Distinction Between Lawful and Wrongful Acts
The court made a critical distinction between acts that are lawful and those that are wrongful, emphasizing that the intent behind an action does not necessarily dictate its legality. It concluded that while one may be able to persuade another to break a contract lawfully, the presence of malicious intent does not transform that lawful persuasion into a wrongful act. The court referenced the principle that an act which does not constitute a legal injury cannot be actionable solely based on bad intent. It also noted that the law generally does not recognize liability for actions that are lawful in themselves, even if performed with malicious motives. This perspective is rooted in the idea that legal liability should derive from the nature of the conduct itself and its implications, rather than the subjective intentions of the actor. Therefore, the court maintained that unless there are additional wrongful acts accompanying the persuasion, liability cannot arise merely from inducing someone to breach a contract.

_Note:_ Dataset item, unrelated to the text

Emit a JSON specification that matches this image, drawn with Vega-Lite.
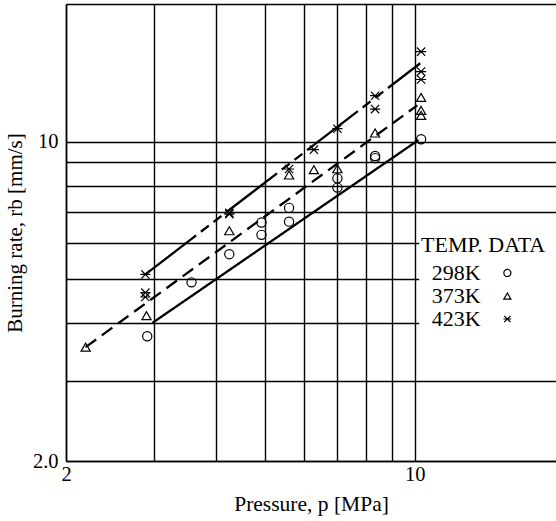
{
  "$schema": "https://vega.github.io/schema/vega-lite/v6.json",
  "width": 490,
  "height": 457,
  "autosize": {"type": "none"},
  "padding": {"left": 66, "top": 4, "right": 0, "bottom": 60},
  "background": "white",
  "config": {"view": {"stroke": null}, "font": "Liberation Serif"},
  "datasets": {
    "points": [
      {"temp": "298K", "p": 2.91, "r": 3.75},
      {"temp": "298K", "p": 3.57, "r": 4.92},
      {"temp": "298K", "p": 4.25, "r": 5.67},
      {"temp": "298K", "p": 4.93, "r": 6.65},
      {"temp": "298K", "p": 4.93, "r": 6.25},
      {"temp": "298K", "p": 5.6, "r": 7.16},
      {"temp": "298K", "p": 5.6, "r": 6.68},
      {"temp": "298K", "p": 7.0, "r": 8.31},
      {"temp": "298K", "p": 7.0, "r": 7.93},
      {"temp": "298K", "p": 8.33, "r": 9.3},
      {"temp": "298K", "p": 8.33, "r": 9.2},
      {"temp": "298K", "p": 10.3, "r": 10.12},
      {"temp": "373K", "p": 2.19, "r": 3.55},
      {"temp": "373K", "p": 2.9, "r": 4.16},
      {"temp": "373K", "p": 4.25, "r": 6.38},
      {"temp": "373K", "p": 5.6, "r": 8.45},
      {"temp": "373K", "p": 6.28, "r": 8.68},
      {"temp": "373K", "p": 7.0, "r": 8.72},
      {"temp": "373K", "p": 8.33, "r": 10.44},
      {"temp": "373K", "p": 10.3, "r": 12.49},
      {"temp": "373K", "p": 10.3, "r": 11.7},
      {"temp": "373K", "p": 10.3, "r": 11.41},
      {"temp": "423K", "p": 2.885, "r": 5.12},
      {"temp": "423K", "p": 2.885, "r": 4.67},
      {"temp": "423K", "p": 2.885, "r": 4.57},
      {"temp": "423K", "p": 4.25, "r": 6.98},
      {"temp": "423K", "p": 4.25, "r": 6.94},
      {"temp": "423K", "p": 5.6, "r": 8.71},
      {"temp": "423K", "p": 6.28, "r": 9.6},
      {"temp": "423K", "p": 7.0, "r": 10.67},
      {"temp": "423K", "p": 8.33, "r": 12.6},
      {"temp": "423K", "p": 8.33, "r": 11.78},
      {"temp": "423K", "p": 10.3, "r": 15.73},
      {"temp": "423K", "p": 10.3, "r": 14.23},
      {"temp": "423K", "p": 10.3, "r": 13.67}
    ],
    "fits": [
      {"temp": "298K", "p": 2.98, "r": 4.01},
      {"temp": "298K", "p": 10.18, "r": 10.08},
      {"temp": "373K", "p": 2.19, "r": 3.55},
      {"temp": "373K", "p": 10.12, "r": 12.0},
      {"temp": "423K", "p": 2.885, "r": 5.12},
      {"temp": "423K", "p": 10.26, "r": 14.84}
    ],
    "legendbox": [
      {"p": 10.21, "p2": 19.2, "r": 3.79, "r2": 6.28}
    ],
    "legendtext": [
      {"label": "TEMP. DATA", "p": 10.3, "r": 5.94},
      {"label": "298K", "p": 10.82, "r": 5.158},
      {"label": "373K", "p": 10.82, "r": 4.59},
      {"label": "423K", "p": 10.82, "r": 4.09}
    ],
    "legendsym": [
      {"temp": "298K", "p": 15.34, "r": 5.158},
      {"temp": "373K", "p": 15.34, "r": 4.59},
      {"temp": "423K", "p": 15.34, "r": 4.09}
    ]
  },
  "encoding": {
    "x": {
      "field": "p",
      "type": "quantitative",
      "scale": {"type": "log", "domain": [2, 19.2], "nice": false, "zero": false},
      "axis": {
        "title": "Pressure, p [MPa]",
        "values": [2, 3, 4, 5, 6, 7, 8, 9, 10],
        "labelExpr": "datum.value == 2 ? '2' : (datum.value == 10 ? '10' : '')",
        "grid": true,
        "gridColor": "black",
        "gridWidth": 1.4,
        "gridOpacity": 1,
        "ticks": false,
        "domainColor": "black",
        "domainWidth": 1.5,
        "labelFont": "Liberation Serif",
        "labelFontSize": 20.5,
        "labelColor": "black",
        "labelPadding": 3,
        "labelFlush": false,
        "labelOverlap": false,
        "titleFont": "Liberation Serif",
        "titleFontSize": 21.5,
        "titleFontWeight": "normal",
        "titleColor": "black",
        "titlePadding": 9
      }
    },
    "y": {
      "field": "r",
      "type": "quantitative",
      "scale": {"type": "log", "domain": [2, 20], "nice": false, "zero": false},
      "axis": {
        "title": "Burning rate, rb [mm/s]",
        "values": [2, 3, 4, 5, 6, 7, 8, 9, 10, 20],
        "labelExpr": "datum.value == 2 ? '2.0' : (datum.value == 10 ? '10' : '')",
        "grid": true,
        "gridColor": "black",
        "gridWidth": 1.4,
        "gridOpacity": 1,
        "ticks": false,
        "domainColor": "black",
        "domainWidth": 1.5,
        "labelFont": "Liberation Serif",
        "labelFontSize": 20.5,
        "labelColor": "black",
        "labelPadding": 8,
        "labelFlush": false,
        "labelOverlap": false,
        "titleFont": "Liberation Serif",
        "titleFontSize": 21,
        "titleFontWeight": "normal",
        "titleColor": "black",
        "titlePadding": 7
      }
    }
  },
  "layer": [
    {
      "data": {"name": "legendbox"},
      "mark": {"type": "rect", "fill": "white", "stroke": null},
      "encoding": {"x2": {"field": "p2"}, "y2": {"field": "r2"}}
    },
    {
      "data": {"name": "fits"},
      "mark": {"type": "line", "color": "black", "strokeWidth": 2.3},
      "encoding": {
        "strokeDash": {
          "field": "temp",
          "type": "nominal",
          "scale": {"domain": ["298K", "373K", "423K"], "range": [[1, 0], [13, 7], [64, 6, 10, 6, 10, 6]]},
          "legend": null
        }
      }
    },
    {
      "data": {"name": "points"},
      "mark": {"type": "point", "filled": false, "color": "black", "strokeWidth": 1.2, "size": 85, "opacity": 1},
      "encoding": {
        "shape": {
          "field": "temp",
          "type": "nominal",
          "scale": {"domain": ["298K", "373K", "423K"], "range": ["circle", "triangle-up", "M-0.9,-0.9L0.9,0.9M-0.9,0.9L0.9,-0.9M-1.1,0L1.1,0"]},
          "legend": null
        }
      }
    },
    {
      "data": {"name": "legendsym"},
      "mark": {"type": "point", "filled": false, "color": "black", "strokeWidth": 1.2, "size": 50, "opacity": 1},
      "encoding": {
        "shape": {
          "field": "temp",
          "type": "nominal",
          "scale": {"domain": ["298K", "373K", "423K"], "range": ["circle", "triangle-up", "M-0.9,-0.9L0.9,0.9M-0.9,0.9L0.9,-0.9M-1.1,0L1.1,0"]},
          "legend": null
        }
      }
    },
    {
      "data": {"name": "legendtext"},
      "mark": {"type": "text", "align": "left", "baseline": "middle", "font": "Liberation Serif", "fontSize": 22, "color": "black"},
      "encoding": {"text": {"field": "label", "type": "nominal"}}
    }
  ]
}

Precedents and Legal Authority
The court drew upon various legal precedents to support its conclusions, highlighting cases that established the necessity of wrongful conduct for liability to arise in contract interference claims. It referenced Cooley on Torts and decisions from other jurisdictions that reinforced the principle that merely persuading someone to break a contract, even with malicious intent, does not constitute a tortious act. The court discussed cases such as Rice v. Manley and Benton v. Pratt, where actionable claims were allowed due to the presence of deceit or fraud that directly caused the breach. These cases illustrated that the crux of the action lay not in the breach itself but in the wrongful means employed to effectuate that breach. The court also evaluated the dissenting opinions in Lumley v. Gye, which argued against the broad application of liability based solely on malicious inducement. This comprehensive review of precedents underscored the court's commitment to maintaining established legal standards regarding contract interference.
Conclusion
Ultimately, the court affirmed the lower court's judgment, holding that the demurrer was properly sustained. The court concluded that the complaint lacked the necessary allegations of fraud, deceit, or other actionable wrongful conduct to establish a cause of action against Thorn. The decision underscored the importance of distinguishing between lawful persuasion and actionable interference in contract law. By reasserting that malicious intent alone does not suffice to create liability, the court reinforced the principle that legal actions must be grounded in substantive wrongful conduct. Thus, the court's ruling served to clarify the boundaries of liability in cases involving third-party interference with contractual relations, emphasizing the need for clear allegations of wrongdoing beyond mere intent. This outcome highlighted the necessity for plaintiffs to provide sufficient factual allegations when seeking redress for contract breaches induced by third parties.